Not long before Ibn Hazm's time, some Arabic-speaking Maronites fled the Levant for Cyprus. In the village of Kormakiti, they have kept their language up to the present. YouTube being what it is, you can hear some on a program called Sanna (ie لساننا - our language) - go straight to 2:40, 5:00, 7:04 to hear the language itself. (Ignore the video's ill-informed claims that this is descended from Aramaic, by the way.) If you speak Greek, there are even lessons at Hki Fi Sanna. This is far more incomprehensible to me than any mainstream Arabic dialect I've ever heard, including the Levantine Arabic from which it presumably derives - a remarkable case study in how much isolation from related varieties speeds up language differentiation.

6 comments:

John Cowan said...

How does it compare in intelligibility to Nigerian or Chadic Arabic?

bulbul said...

My scale (1-10, lowest to highest intelligibility): if Levantine Arabic is 10 and Moroccan Arabic is 8, Chadic is 6, Nigerian is 5. Cypriot Arabic is 2. It's pretty difficult to even read, perhaps on par with the basilect of some English-based creoles.

NOCTOC said...

Very interesting. Thank you very much for this post and I hope you continue your research on Cypriot Arabic. I read somehere that it originates fom Iraq, and from another place, from Anatolian Arabic. No-one seems to agree about its origins.

bulbul said...

NOCTOC,

according to Alexander Borg, Cypriot Maronite Arabic shares featurs with a number of Arabic dialects, mostly those of Northern Syria and qeltu dialects of Anatolia, but there are even some similarities with Palestinian Arabic (stress patterns). Consequently, Borg postulates a sort-of Syrian-Anatolian koine as the direct ancestor of CMA. He also notes (referring to Jastrow's works) that qeltu dialects do not cover a continuous area, but appear as network of small points and CMA can be seen as a continuation of that network.
Contrary to popular opinion, CMA doesn't really show any particular affinity with Lebanese dialects of Arabic, but shows evidence of Aramaic adstratum or even substratum.

Cemmust said...

Eid Mubarak to you too.

"a remarkable case study in how much isolation from related varieties speeds up language differentiation."

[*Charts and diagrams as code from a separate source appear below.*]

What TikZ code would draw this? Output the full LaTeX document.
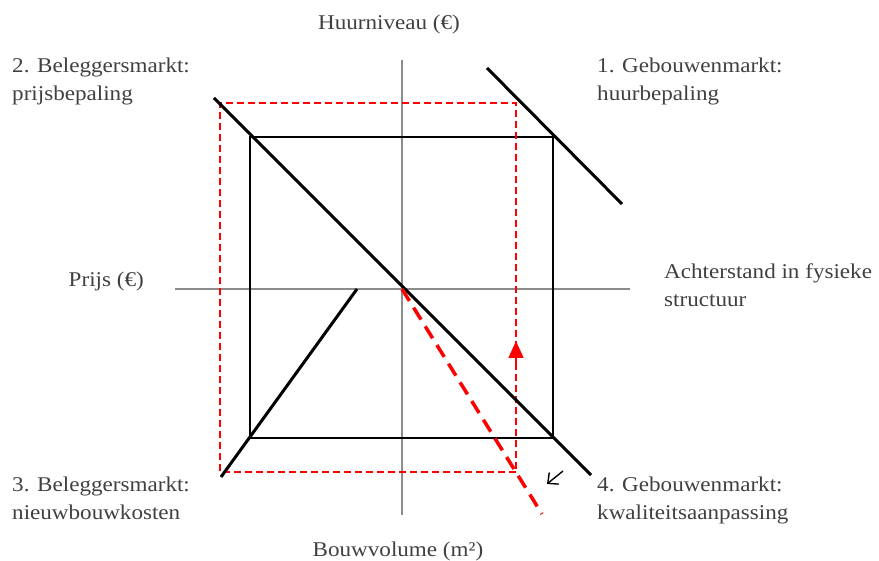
\documentclass[tikz,border=0pt]{standalone}
\usepackage{fontspec}
\setmainfont{Liberation Serif}[FakeStretch=1.1]
\usetikzlibrary{arrows.meta}
\definecolor{txt}{HTML}{404040}
\definecolor{axisgrey}{HTML}{8C8C8C}
\definecolor{rd}{HTML}{FF0000}
\begin{document}
\begin{tikzpicture}[x=1pt,y=-1pt,
  lbl/.style={text=txt,font=\fontsize{21}{29}\selectfont,inner sep=0pt,anchor=base west},
  axisline/.style={draw=axisgrey,line width=1.5pt},
  thinbox/.style={draw=black,line width=1.8pt},
  curve/.style={draw=black,line width=3pt},
  reddash/.style={draw=rd,line width=1.5pt,dash pattern=on 7pt off 4pt},
  redthick/.style={draw=rd,line width=3.5pt,dash pattern=on 14pt off 8pt},
  redtip/.style={draw=rd,line width=1.5pt,-{Triangle[length=17pt,width=15pt,fill=rd]}},
  smallarrow/.style={draw=black,line width=1.4pt,-{Straight Barb[length=8pt,width=15pt]}}]
\useasboundingbox (0,0) rectangle (879,561);
% axes
\coordinate (vt) at (402,60); \coordinate (vb) at (402,515);
\coordinate (hl) at (175,289); \coordinate (hr) at (630,289);
\draw[axisline] (vt) -- (vb);
\draw[axisline] (hl) -- (hr);
% square
\coordinate (sqtl) at (250,137); \coordinate (sqbr) at (553,438);
\draw[thinbox] (sqtl) rectangle (sqbr);
% red dashed rectangle
\coordinate (rtl) at (220,103); \coordinate (rtr) at (516,103);
\coordinate (rbl) at (220,472); \coordinate (rbr) at (516,472);
\draw[reddash] (rbr) -- (rbl) -- (rtl) -- (rtr) -- cycle;
\coordinate (atail) at (516,364); \coordinate (ahead) at (516,341);
\draw[redtip] (atail) -- (ahead);
% thick lines
\coordinate (d1) at (214,98); \coordinate (d2) at (591,475);
\draw[curve] (d1) -- (d2);
\coordinate (g1) at (487,68); \coordinate (g2) at (622,204);
\draw[curve] (g1) -- (g2);
\coordinate (b1) at (221,477); \coordinate (b2) at (357,289);
\draw[curve] (b1) -- (b2);
% thick red dashed
\coordinate (o) at (402,289); \coordinate (re) at (542,514);
\draw[redthick] (o) -- (re);
% small arrow
\coordinate (sa1) at (563,471); \coordinate (sa2) at (547,484);
\draw[smallarrow] (sa1) -- (sa2);
% labels
\node[lbl,anchor=base] (huur) at (389,30) {Huurniveau (€)};
\node[lbl] (l2a) at (12,73) {2. Beleggersmarkt:};
\node[lbl] (l2b) at (12,101) {prijsbepaling};
\node[lbl] (l1a) at (597,73) {1. Gebouwenmarkt:};
\node[lbl] (l1b) at (597,101) {huurbepaling};
\node[lbl,anchor=base east] (prijs) at (144,287) {Prijs (€)};
\node[lbl] (acha) at (664,279) {Achterstand in fysieke};
\node[lbl] (achb) at (664,307) {structuur};
\node[lbl] (l3a) at (12,491) {3. Beleggersmarkt:};
\node[lbl] (l3b) at (12,519) {nieuwbouwkosten};
\node[lbl] (l4a) at (597,491) {4. Gebouwenmarkt:};
\node[lbl] (l4b) at (597,519) {kwaliteitsaanpassing};
\node[lbl,anchor=base] (bouw) at (398,556) {Bouwvolume (m²)};
\end{tikzpicture}
\end{document}
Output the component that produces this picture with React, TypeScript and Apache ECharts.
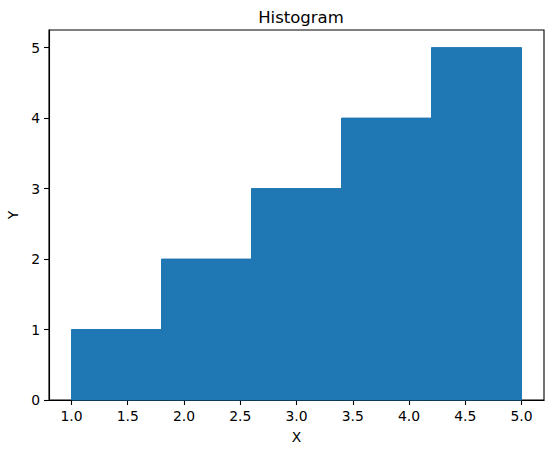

I guess isolation produces differentiation and hinders standardization in most cases. And it certainly applies to the Amazigh dialects.

Would Brits, Australians and Americans understand one another this easy if they were isolated for 50 or 100 years?

I met a Moroccan working at a company I recently joined, he's originating from Al Hoceima, Central Rif, Morocco. I was surprised by the many phonetic differences between our mutual Rif dialects, although they were still, luckily, intelligible.

I hope someday to become a cross-dialectal Amazighophone (in its broadest sense)!

:D

I am not aware of anybody who speaks and understands Tashelhit, Tamasheq, Tarifit, Tashawit and Taqbaylit all at once!

:)

Secondly, let's not forget the external influences which can speed up or even define these differences.

In Tamazight's case in present day, the Arabic and French media are exercising tremendous (and I would say "devastating") pressures and effects on the Amazigh language use in North Africa and elsewhere. I notice it everyday in my family's and relatives' language use: new Arabic and French words are entering their daily Amazigh language replacing the original Amazigh ones! all this happens in a very short time frame and I know where it all comes from: TV!

Lameen Souag الأمين سواق said...

Yes, TV and school have had an enormous effect on the vocabulary of both Tamazight and Arabic in North Africa. But changes of lifestyle have also played a big part - city dwellers will tend to know more words for computer parts and fewer words for plough parts... No doubt the same applies in Cyprus; you can hear the speakers using Greek words for concepts like "century", which they probably first encountered in school rather than in daily life.